D’autres observateurs, eux, sont plutôt cyniques. « Maurice s’est-elle réellement bien préparée pour affronter les effets du Brexit sur notre économie ? » demande l’un. « Cela fait deux ans qu’on parle de Brexit. Ce n’est pas une surprise. On a eu suffisamment de temps pour se préparer. On a dit et répété qu’il fallait diversifier et chercher d’autres marchés. Que vous dire de plus ? » répond un autre.

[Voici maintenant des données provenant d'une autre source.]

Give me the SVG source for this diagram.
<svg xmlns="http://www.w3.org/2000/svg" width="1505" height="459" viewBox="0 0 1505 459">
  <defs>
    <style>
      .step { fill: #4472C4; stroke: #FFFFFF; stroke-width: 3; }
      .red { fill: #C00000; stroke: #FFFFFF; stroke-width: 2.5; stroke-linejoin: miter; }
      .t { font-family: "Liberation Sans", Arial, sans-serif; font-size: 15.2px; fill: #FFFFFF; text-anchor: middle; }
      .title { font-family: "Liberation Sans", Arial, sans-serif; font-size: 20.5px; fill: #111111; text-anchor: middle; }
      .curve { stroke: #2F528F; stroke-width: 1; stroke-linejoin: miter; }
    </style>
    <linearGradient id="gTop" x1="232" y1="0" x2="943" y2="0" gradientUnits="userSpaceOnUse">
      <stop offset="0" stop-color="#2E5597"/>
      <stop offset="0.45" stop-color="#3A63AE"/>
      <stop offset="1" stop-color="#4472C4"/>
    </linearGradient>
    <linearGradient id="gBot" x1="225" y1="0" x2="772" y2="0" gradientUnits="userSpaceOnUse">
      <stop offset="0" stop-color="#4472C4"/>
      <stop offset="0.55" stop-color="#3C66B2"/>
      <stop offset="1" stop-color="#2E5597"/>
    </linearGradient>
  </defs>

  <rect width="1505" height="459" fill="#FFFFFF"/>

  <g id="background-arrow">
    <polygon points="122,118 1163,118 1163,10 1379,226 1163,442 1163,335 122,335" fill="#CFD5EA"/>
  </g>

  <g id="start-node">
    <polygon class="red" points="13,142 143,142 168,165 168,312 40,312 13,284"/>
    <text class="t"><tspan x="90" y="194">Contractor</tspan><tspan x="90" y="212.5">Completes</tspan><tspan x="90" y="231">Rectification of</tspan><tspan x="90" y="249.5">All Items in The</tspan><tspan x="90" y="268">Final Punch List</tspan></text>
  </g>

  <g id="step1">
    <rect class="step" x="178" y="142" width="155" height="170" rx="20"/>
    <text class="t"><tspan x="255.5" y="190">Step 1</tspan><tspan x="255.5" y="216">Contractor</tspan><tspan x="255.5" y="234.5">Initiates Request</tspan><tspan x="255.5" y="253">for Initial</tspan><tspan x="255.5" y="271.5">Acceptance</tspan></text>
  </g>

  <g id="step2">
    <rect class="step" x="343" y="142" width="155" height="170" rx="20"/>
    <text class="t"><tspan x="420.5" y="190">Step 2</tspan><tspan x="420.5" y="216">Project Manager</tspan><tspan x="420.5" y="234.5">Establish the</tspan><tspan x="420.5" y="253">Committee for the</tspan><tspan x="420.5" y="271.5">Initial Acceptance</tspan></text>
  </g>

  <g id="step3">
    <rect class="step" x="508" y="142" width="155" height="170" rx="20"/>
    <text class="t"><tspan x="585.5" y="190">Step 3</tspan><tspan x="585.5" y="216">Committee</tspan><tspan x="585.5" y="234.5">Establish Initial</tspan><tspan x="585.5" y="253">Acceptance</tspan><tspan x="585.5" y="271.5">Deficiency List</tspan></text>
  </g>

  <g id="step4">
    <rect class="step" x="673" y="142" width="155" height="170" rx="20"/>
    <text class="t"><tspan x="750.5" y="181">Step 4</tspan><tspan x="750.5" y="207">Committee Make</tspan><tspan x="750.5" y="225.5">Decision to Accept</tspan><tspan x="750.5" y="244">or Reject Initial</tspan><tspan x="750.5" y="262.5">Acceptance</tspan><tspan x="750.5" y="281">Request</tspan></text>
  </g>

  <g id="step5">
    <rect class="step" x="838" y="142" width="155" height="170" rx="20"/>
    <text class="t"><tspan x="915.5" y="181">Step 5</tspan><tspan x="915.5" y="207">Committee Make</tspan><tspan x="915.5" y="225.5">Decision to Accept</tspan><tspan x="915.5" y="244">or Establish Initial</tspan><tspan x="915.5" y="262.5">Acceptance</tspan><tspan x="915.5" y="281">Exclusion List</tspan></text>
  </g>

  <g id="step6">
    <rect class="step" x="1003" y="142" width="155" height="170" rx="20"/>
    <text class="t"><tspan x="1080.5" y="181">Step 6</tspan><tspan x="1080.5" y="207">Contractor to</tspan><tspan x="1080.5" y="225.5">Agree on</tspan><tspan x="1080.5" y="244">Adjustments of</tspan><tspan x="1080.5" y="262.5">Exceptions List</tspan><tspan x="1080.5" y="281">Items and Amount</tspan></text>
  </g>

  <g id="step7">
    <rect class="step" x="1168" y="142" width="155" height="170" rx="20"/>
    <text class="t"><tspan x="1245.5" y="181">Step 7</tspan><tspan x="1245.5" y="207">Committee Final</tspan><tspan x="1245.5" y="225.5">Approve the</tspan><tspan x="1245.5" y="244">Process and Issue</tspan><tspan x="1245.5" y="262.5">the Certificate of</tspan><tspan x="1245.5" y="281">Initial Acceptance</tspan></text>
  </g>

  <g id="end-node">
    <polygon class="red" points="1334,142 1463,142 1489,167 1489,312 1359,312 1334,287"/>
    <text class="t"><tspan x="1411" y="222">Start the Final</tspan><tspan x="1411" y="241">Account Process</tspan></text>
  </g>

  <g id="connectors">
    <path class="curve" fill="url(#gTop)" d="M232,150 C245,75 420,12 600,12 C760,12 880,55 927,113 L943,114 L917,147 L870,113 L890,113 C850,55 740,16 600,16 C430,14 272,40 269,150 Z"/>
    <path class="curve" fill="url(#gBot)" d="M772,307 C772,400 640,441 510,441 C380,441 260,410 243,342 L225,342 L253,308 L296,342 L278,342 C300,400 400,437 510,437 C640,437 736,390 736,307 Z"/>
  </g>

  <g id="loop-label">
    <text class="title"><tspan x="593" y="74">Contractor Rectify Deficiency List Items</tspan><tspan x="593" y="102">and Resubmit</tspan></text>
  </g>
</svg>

Par ailleurs, concernant l’évolution de la livre sterling dans les prochains semaines et mois, c’est mystère et boule de gomme… Là encore, tout dépendra du deal que négociera Boris Johnson avec l’Union européenne. « Ce deal sera le facteur déterminant », observe Swadicq Nuthay. À ce jour, la monnaie britannique a évolué différemment. Après avoir plongé littéralement pendant plusieurs mois, elle a repris l’ascenseur. Lundi, elle s’échangeait à Rs 48.82, alors qu’elle était descendue très bas, sous la barre de Rs 43 (plus précisément à Rs 42.98) en août dernier. Mais depuis le 11 octobre, la livre a repris une courbe ascendante.

Dans le secteur financier, les avis divergent sur l’impact du Brexit. Cela pourrait être bénéfique pour Maurice, argue le responsable d’une management company. « Cela pourrait être positif pour nous que la Grande-Bretagne se sépare de l’euro car c’est l’Union européenne qui met la pression sur notre centre financier », argue-t-il. « La Grande-Bretagne sera peut-être tentée de défendre ses territoires comme les British Virgin Islands et tous les territoires du Commonwealth, dont fait partie Maurice », ajoute cet opérateur.

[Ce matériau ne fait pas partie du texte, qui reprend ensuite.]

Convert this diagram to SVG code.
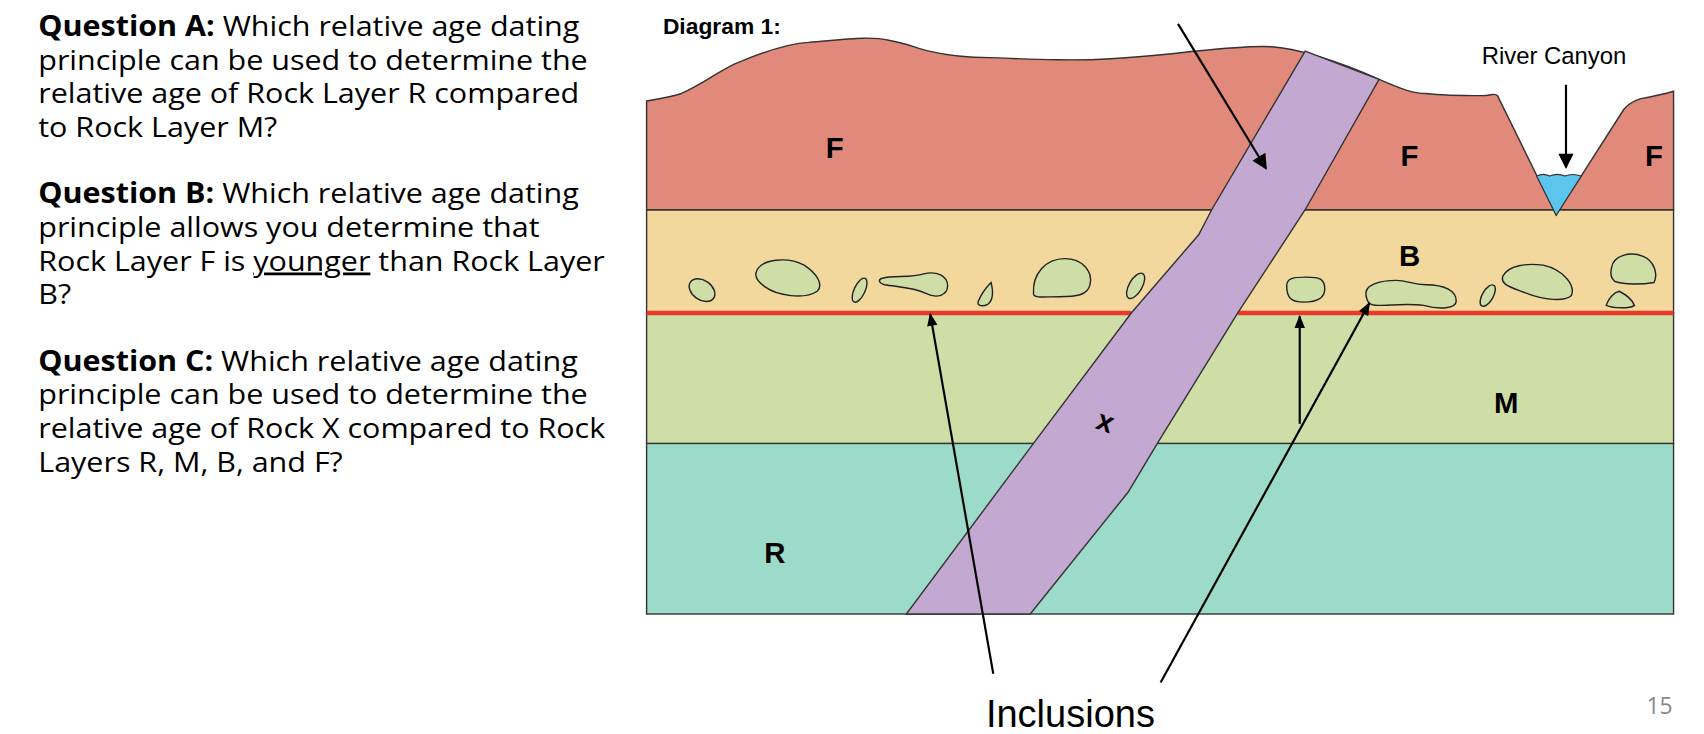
<svg xmlns="http://www.w3.org/2000/svg" width="1704" height="734" viewBox="0 0 1704 734">
<defs>
<style>
.q{font-family:"Open Sans","Noto Sans",sans-serif;font-size:25.5px;fill:#000}
.lb{font-family:"Liberation Sans",Arial,sans-serif;font-weight:bold;font-size:27px;fill:#000;text-anchor:middle}
.ln{stroke:#333;stroke-width:1.3}
.peb{fill:#cfdea7;stroke:#222;stroke-width:1.3}
.ar{stroke:#000;stroke-width:2;fill:none}
</style>
<marker id="ah" viewBox="0 0 10 10" refX="9" refY="5" markerWidth="14" markerHeight="12" orient="auto" markerUnits="userSpaceOnUse"><path d="M0,1 L10,5 L0,9 z" fill="#000"/></marker>
<marker id="ahb" viewBox="0 0 10 10" refX="9" refY="5" markerWidth="20" markerHeight="14" orient="auto" markerUnits="userSpaceOnUse"><path d="M0,0 L10,5 L0,10 z" fill="#000"/></marker>
</defs>
<rect width="1704" height="734" fill="#fff"/>
<g transform="scale(1.08673)">
<g id="questions" transform="scale(1.1,1)">
<text class="q" x="32" y="33"><tspan font-weight="bold">Question A:</tspan>  Which relative age dating</text>
<text class="q" x="32" y="64">principle can be used to determine the</text>
<text class="q" x="32" y="95">relative age of Rock Layer R compared</text>
<text class="q" x="32" y="126">to Rock Layer M?</text>
<text class="q" x="32" y="187"><tspan font-weight="bold">Question B:</tspan>  Which relative age dating</text>
<text class="q" x="32" y="218">principle allows you determine that</text>
<text class="q" x="32" y="249">Rock Layer F is <tspan text-decoration="underline">younger</tspan> than Rock Layer</text>
<text class="q" x="32" y="280">B?</text>
<text class="q" x="32" y="341"><tspan font-weight="bold">Question C:</tspan>  Which relative age dating</text>
<text class="q" x="32" y="372">principle can be used to determine the</text>
<text class="q" x="32" y="403">relative age of Rock X compared to Rock</text>
<text class="q" x="32" y="434">Layers R, M, B, and F?</text>
</g>
<text x="610" y="31" font-family="Liberation Sans,Arial,sans-serif" font-weight="bold" font-size="21">Diagram 1:</text>
<g id="layerR"><rect class="ln" x="595" y="408" width="945" height="157" fill="#9cdbc9"/></g>
<g id="layerM"><rect class="ln" x="595" y="288" width="945" height="120" fill="#cfdea7"/></g>
<g id="layerB"><rect class="ln" x="595" y="193" width="945" height="95" fill="#f2d89c"/></g>
<g id="layerF"><path class="ln" fill="#e18a7b" d="M595,193 L595,93 C610,90 615,90 627,86 C650,76 665,62 683,56 C705,47 725,40 744,39 C780,36 800,33 818,37 C835,40 845,45 855,47 C880,53 900,53 911,53 C960,55 990,56 1022,54 C1060,52 1080,49 1102,47 C1130,44 1150,42 1170,43 C1190,44 1230,55 1269,73 C1290,82 1300,86 1312,86 C1330,88 1350,88 1364,88 C1372,88 1376,85 1378,88 L1432,198 L1494,101 C1498,96 1503,93 1509,91 C1525,88 1533,86 1540,84 L1540,193 Z"/>
<path d="M1414,162 Q1420,159 1426,162 Q1433,159 1440,162 Q1447,159 1455,162 L1432,198 Z" fill="#5bc5ee" stroke="#333" stroke-width="1"/>
</g>
<g id="inclusions">
<ellipse class="peb" cx="646" cy="267" rx="13" ry="9" transform="rotate(35 646 267)"/>
<path class="peb" d="M696,250 C700,238 725,236 740,244 C752,252 758,262 752,268 C740,276 715,272 704,264 C697,259 694,255 696,250 Z"/>
<ellipse class="peb" cx="791" cy="267" rx="5" ry="12" transform="rotate(25 791 267)"/>
<path class="peb" d="M812,256 C822,253 838,256 850,252 C862,249 872,254 872,263 C872,272 862,275 852,270 C840,264 825,264 814,262 C808,260 808,257 812,256 Z"/>
<path class="peb" d="M900,278 C903,270 908,264 912,260 C914,268 914,276 909,280 C905,282 899,282 900,278 Z"/>
<path class="peb" d="M951,270 C950,252 962,238 980,238 C996,238 1006,250 1003,262 C1001,272 990,273 975,273 C962,273 951,275 951,270 Z"/>
<ellipse class="peb" cx="1045" cy="263" rx="6" ry="13" transform="rotate(30 1045 263)"/>
<path class="peb" d="M1184,263 C1184,256 1190,255 1202,255 C1215,255 1219,257 1219,266 C1219,275 1212,278 1200,278 C1188,278 1184,274 1184,263 Z"/>
<path class="peb" d="M1257,272 C1255,262 1270,258 1285,258 C1295,258 1300,262 1312,262 C1330,262 1340,268 1340,277 C1340,284 1325,285 1310,281 C1295,279 1280,281 1268,281 C1260,281 1258,278 1257,272 Z"/>
<ellipse class="peb" cx="1369" cy="272" rx="5" ry="11" transform="rotate(30 1369 272)"/>
<path class="peb" d="M1383,254 C1388,244 1405,242 1420,244 C1438,248 1450,262 1446,272 C1440,278 1420,276 1405,270 C1390,264 1380,262 1383,254 Z"/>
<path class="peb" d="M1483,246 C1485,235 1500,231 1512,236 C1522,240 1526,252 1522,260 C1510,262 1495,262 1486,259 C1482,256 1482,250 1483,246 Z"/>
<path class="peb" d="M1478,281 C1480,275 1485,269 1490,268 C1496,271 1502,276 1504,281 C1500,284 1485,284 1478,281 Z"/>
</g>
<line x1="595" y1="288" x2="1041" y2="288" stroke="#e8392a" stroke-width="4"/>
<line x1="1139" y1="288" x2="1540" y2="288" stroke="#e8392a" stroke-width="4"/>
<g id="dikeX"><path class="ln" fill="#c3a8d1" d="M1201,47 L1269,73 L1201,193 L1139,288 L1065,408 L1038,453 L948,565 L834,565 L951,408 L1041,288 L1103,216 L1115,193 Z"/></g>
<g id="labels">
<text class="lb" x="768" y="145">F</text>
<text class="lb" x="1297" y="153">F</text>
<text class="lb" x="1522" y="153">F</text>
<text class="lb" x="1297" y="245">B</text>
<text class="lb" x="1386" y="380">M</text>
<text class="lb" x="713" y="518">R</text>
<text class="lb" x="1018" y="397" font-size="32" transform="rotate(20 1018 386)">x</text>
<text x="1430" y="59" text-anchor="middle" font-family="Liberation Sans,Arial,sans-serif" font-size="22">River Canyon</text>
<text x="985" y="669" text-anchor="middle" font-family="Liberation Sans,Arial,sans-serif" font-size="35">Inclusions</text>
<text x="1527" y="657" text-anchor="middle" font-family="Open Sans,sans-serif" font-size="21" fill="#888">15</text>
</g>
<g id="connectors">
<line class="ar" x1="1084" y1="22" x2="1165" y2="155" marker-end="url(#ahb)"/>
<line class="ar" x1="1441" y1="78" x2="1441" y2="154" marker-end="url(#ahb)"/>
<line class="ar" x1="914" y1="620" x2="856" y2="289" marker-end="url(#ah)"/>
<line class="ar" x1="1196" y1="390" x2="1196" y2="291" marker-end="url(#ah)"/>
<line class="ar" x1="1068" y1="628" x2="1260" y2="279" marker-end="url(#ah)"/>
</g>
</g>
</svg>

Dans le secteur touristique, le Brexit ne fait plus autant peur qu’avant et on n’est pas inquiet outre mesure. Un hôtelier estime que « le pire est passé », car la période de plus grande incertitude est derrière nous. « Maintenant qu’on a une confirmation du Brexit, l’incertitude a baissé et les Britanniques pourront planifier leurs vacances », dit-il. « Avec une victoire claire et nette de Boris Johnson, le Brexit en janvier est une certitude. Je pense que les Britanniques sont désormais plus sereins et pourront “move on” », dit cet hôtelier.
Par ailleurs, nullement inquiet sur le ralentissement de l’économie britannique qui pourrait refréner les ardeurs des Britanniques en matière de voyage, il estime que l’Europe dans son ensemble connaît un ralentissement et que la situation en Allemagne (autre important marché émetteur pour Maurice) « est plus compliquée qu’en Grande-Bretagne ». Le directeur financier d’un établissement hôtelier explique, lui, que le plus gros souci dans le secteur à l’heure actuelle est loin d’être le Brexit mais plutôt la…Worker’s Rights Act. « C’est une épée de Damoclès au-dessus de nos têtes, surtout pour nous hôteliers qui travaillons avec des “shift system”. C’est un gros impact financier que nous aurons à absorber. » Et de poursuivre : « Ce genre de hausse dans nos coûts d’opération ne peut être passé aux clients, d’autant que le secteur est déjà dans une phase délicate en ce moment. »

Interrogé sur l’impact de la Worker’s Rights Act, il déclare que « cela va faire grimper notre masse salariale de 10% ». Ce haut cadre hôtelier estime que si le gouvernement veut améliorer la situation des travailleurs, ce n’est pas mauvais en soi, mais que parallèlement « il doit bouger pour stimuler les marchés et redynamiser les marchés asiatiques, notamment où l’on a supprimé trois vols ». Une décision qui a d’ailleurs provoqué l’effondrement du marché chinois.